Concerns also linger over the possibility that an intensifying conflict between Israel and Iran could escalate into a full-scale regional crisis. Recent reports suggest that Israel is planning an attack on Iran, targeting its oil and nuclear facilities in response to last week’s missile attack by Tehran.

As Iran remains a major oil-producing nation, any attacks by Israel against Iran’s oil facilities could potentially drive the crude oil prices to elevated levels, which were already reacted sharply to the recent tensions.

Iran is a member of the Organization of the Petroleum Exporting Countries (OPEC) with production of around 3.2 million barrels per day (bpd), or 3% of global output. Iranian oil exports have climbed this year to near multi-year highs of 1.7 million bpd despite U.S. sanctions.

Also Read | Oil & gas, paint, tyre stocks in focus on rising crude oil prices

Rising crude oil prices can have significant repercussions across various sectors in India, including aviation, automotive, paints, tyres, cement, chemicals, synthetic textiles, and flexible packaging.

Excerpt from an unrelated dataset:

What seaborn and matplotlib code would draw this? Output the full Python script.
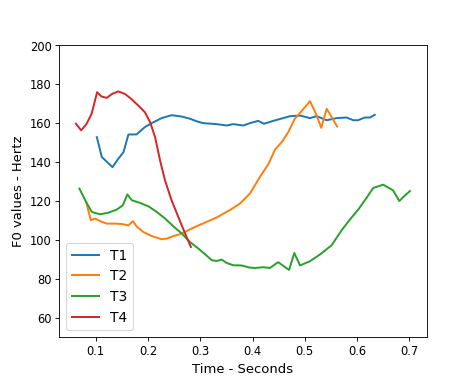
import pandas as pd
import numpy as np
import matplotlib.pyplot as plt
import seaborn as sns

# values (time in s, F0 in Hz)
t1_x = [0.102, 0.1115, 0.132, 0.143, 0.153, 0.1625, 0.178, 0.194, 0.207, 0.226, 0.245,
        0.2645, 0.280, 0.296, 0.306, 0.3315, 0.3505, 0.363, 0.3825, 0.395, 0.411, 0.422,
        0.440, 0.472, 0.491, 0.510, 0.523, 0.542, 0.561, 0.580, 0.593, 0.602, 0.615,
        0.625, 0.634]
t1_y = [152.8, 142.6, 137.4, 141.7, 145.1, 154.2, 154.2, 158.0, 160.0, 162.6, 164.1,
        163.4, 162.3, 160.7, 160.0, 159.5, 158.8, 159.5, 158.8, 160.0, 161.2, 159.7,
        161.2, 163.6, 163.9, 162.6, 163.6, 161.5, 162.6, 162.9, 161.5, 161.5, 162.9,
        162.9, 164.3]

t2_x = [0.0815, 0.0905, 0.0987, 0.108, 0.121, 0.137, 0.150, 0.1625, 0.171, 0.178, 0.191,
        0.207, 0.226, 0.236, 0.2485, 0.261, 0.274, 0.290, 0.309, 0.331, 0.357, 0.376,
        0.395, 0.414, 0.430, 0.443, 0.456, 0.4685, 0.481, 0.494, 0.510, 0.5215, 0.5316,
        0.542, 0.5515, 0.562]
t2_y = [119.5, 110.1, 111.0, 109.7, 108.4, 108.4, 108.2, 107.5, 109.7, 107.0, 104.1,
        102.0, 100.4, 100.7, 102.0, 102.9, 104.6, 106.7, 108.9, 111.5, 115.4, 118.7,
        123.8, 132.3, 138.8, 146.4, 150.3, 155.4, 162.3, 166.2, 171.3, 164.8, 157.6,
        167.4, 163.1, 158.3]

t3_x = [0.0686, 0.0815, 0.0923, 0.108, 0.124, 0.140, 0.1517, 0.1605, 0.169, 0.185, 0.2006,
        0.2167, 0.2326, 0.2485, 0.2645, 0.280, 0.2963, 0.309, 0.322, 0.331, 0.341, 0.3506,
        0.363, 0.379, 0.395, 0.405, 0.4207, 0.4335, 0.449, 0.470, 0.480, 0.491, 0.510,
        0.529, 0.5515, 0.5706, 0.5865, 0.6024, 0.6185, 0.631, 0.650, 0.669, 0.681, 0.692,
        0.7013]
t3_y = [126.4, 119.5, 114.4, 113.2, 114.0, 115.6, 117.8, 123.4, 120.4, 119.0, 117.3,
        114.4, 111.0, 107.0, 103.3, 99.0, 95.6, 92.7, 89.6, 89.2, 89.9, 88.2,
        87.0, 86.9, 85.8, 85.6, 86.0, 85.6, 88.6, 84.6, 93.3, 86.9, 89.1,
        92.5, 97.3, 105.0, 110.5, 115.6, 121.7, 126.7, 128.4, 125.5, 120.0, 122.9,
        125.1]

t4_x = [0.062, 0.072, 0.082, 0.092, 0.1025, 0.111, 0.121, 0.131, 0.143, 0.156, 0.169,
        0.1815, 0.194, 0.204, 0.2135, 0.223, 0.2325, 0.245, 0.258, 0.271, 0.282]
t4_y = [159.7, 156.3, 159.5, 164.8, 175.9, 173.7, 173.0, 175.0, 176.3, 175.0, 172.2,
        169.0, 165.6, 160.5, 152.8, 140.9, 130.6, 120.4, 111.8, 103.3, 96.4]

tones = ['T1', 'T2', 'T3', 'T4']
xs = [t1_x, t2_x, t3_x, t4_x]
ys = [t1_y, t2_y, t3_y, t4_y]

data = pd.concat([pd.DataFrame({'time': x, 'f0': y, 'tone': t})
                  for t, x, y in zip(tones, xs, ys)], ignore_index=True)

fig, ax = plt.subplots(figsize=(6, 4.8), dpi=79)
sns.lineplot(x='time', y='f0', hue='tone', data=data, palette='tab10',
             sort=False, estimator=None, linewidth=1.8, ax=ax)
ax.set_ylim(50, 200)
ax.tick_params(labelsize=10.5)
ax.set_xlabel('Time - Seconds', fontsize=12)
ax.set_ylabel('F0 values - Hertz', fontsize=12)
sns.move_legend(ax, 'lower left', title=None, fontsize=12.5)

plt.savefig('out.png', dpi=79)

The recent surge in oil prices has already led to a negative reaction in the stock performance of companies within these industries, as higher oil costs can substantially impact operating expenses.

The rise in crude prices will also pose challenges for a country like India, which is significantly dependent on oil imports. Furthermore, the ongoing instability in the Middle East not only increases the likelihood of higher energy prices but also poses a threat to global supply chains. This, combined with the rising U.S. Dollar Index, is putting more pressure on Indian stocks.

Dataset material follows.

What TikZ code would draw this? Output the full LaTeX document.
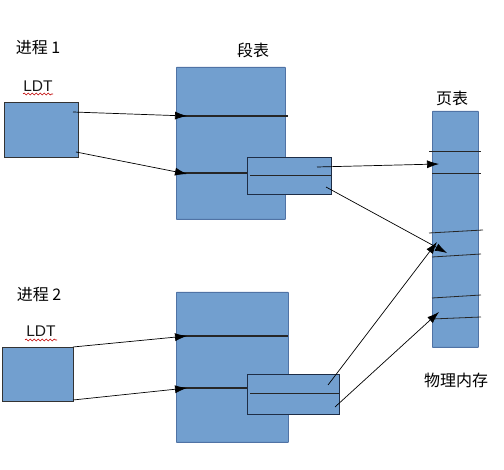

FPIs: On ‘buy China, exit India’ mode

Foreign portfolio investors (FPIs) made a notable U-turn in October, withdrawing 30,719 crore from Indian equities within the first 3 days, according to data from the Trendlyne. 

The most significant sell-off occurred on October 4, when FPIs offloaded equities worth 15,506 crore, signaling a sharp decline in investor confidence. Experts suggest that FPIs are redirecting their investments toward China and Hong Kong following the announcement of substantial policy measures by Beijing aimed at revitalizing its faltering economy and capital markets.

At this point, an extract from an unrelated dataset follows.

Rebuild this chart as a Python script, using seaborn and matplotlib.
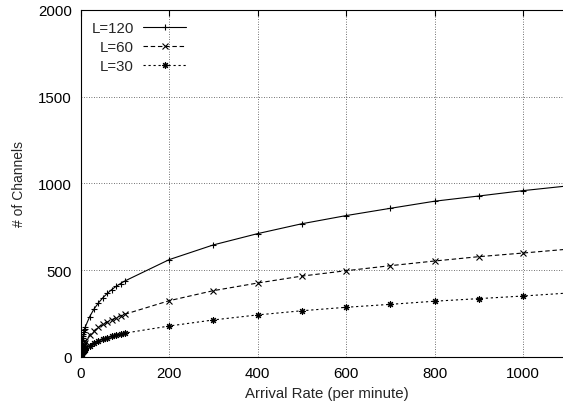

Also Read | Nippon India Hang Seng ETF in focus: Will China stimulus boost SIP returns?

This shift has been fueled by renewed optimism surrounding a potential recovery in the Chinese economy and improved earnings of Chinese companies in response to these stimulus measures. Additionally, the more attractive valuations of Chinese stocks compared to the elevated valuations of Indian stocks have also contributed to the growing interest from FPIs.

Consequently, the Shanghai Composite Index has surged by 17.4% over the past month, while the Hang Seng Index has soared over 32% during the same period.

Is more correction likely?

The initial turmoil in the stock market triggered by the Russia-Ukraine and Israel-Hamas conflicts was brief, as both situations have persisted for several months without leading to significant long-term disruptions. A similar dynamic is currently unfolding with the rising tensions involving Israel, Hezbollah, and Iran, which are also anticipated to continue. 

However, unless these conflicts escalate significantly, the existing market anxiety is likely to be temporary.

Historically, the Indian market has shown the capacity to recover from geopolitical tensions, particularly when they do not result in major escalations. Investors often adapt their strategies during such periods, focusing on the underlying economic fundamentals rather than short-lived geopolitical concerns.

Also Read | China’s Market Rally: Will India feel the ripple effect or remain unscathed?

Meanwhile, every dip in the Indian stock market recently caused by Foreign Portfolio Investor (FPI) outflows has been promptly bought up by domestic institutional investors (DIIs), with strong support from retail inflows.

Whenever global uncertainties and market volatility have led to sell-offs by FPIs, domestic investors have stepped in to stabilise and drive the markets higher. This consistent pattern of domestic buying has been bolstered by robust retail investment, ensuring that even amid global economic turbulence, the Indian stock market remains resilient.

“FII selling is likely to be absorbed by DII buying, and, therefore, it is unlikely to do serious long-term damage to the market. Since a significant part of FII holdings is in banking stocks, this segment may continue to face downward pressure. This will provide opportunities for long-term investors to buy the frontline banking stocks. This segment is attractively valued, and the sector is doing well,” said Dr V K Vijayakumar, Chief Investment Strategist, at Geojit Financial Services.

DIIs are increasingly emerging as formidable players in the market, boasting deeper financial resources compared to their foreign counterparts, he added.

Also Read | What steady mutual fund inflows mean for India—Is the bull run here to stay?

While the steady inflows have resulted in stretched valuations, analysts believe this trend is likely to continue in the near term. As retail investors keep pouring money into the market, mutual funds are compelled to invest incoming funds, irrespective of valuation concerns or their level of conviction, which helps to reduce market sensitivity to global tensions.

Disclaimer: The views and recommendations given in this article are those of individual analysts. These do not represent the views of Mint. We advise investors to check with certified experts before making any investment decisions.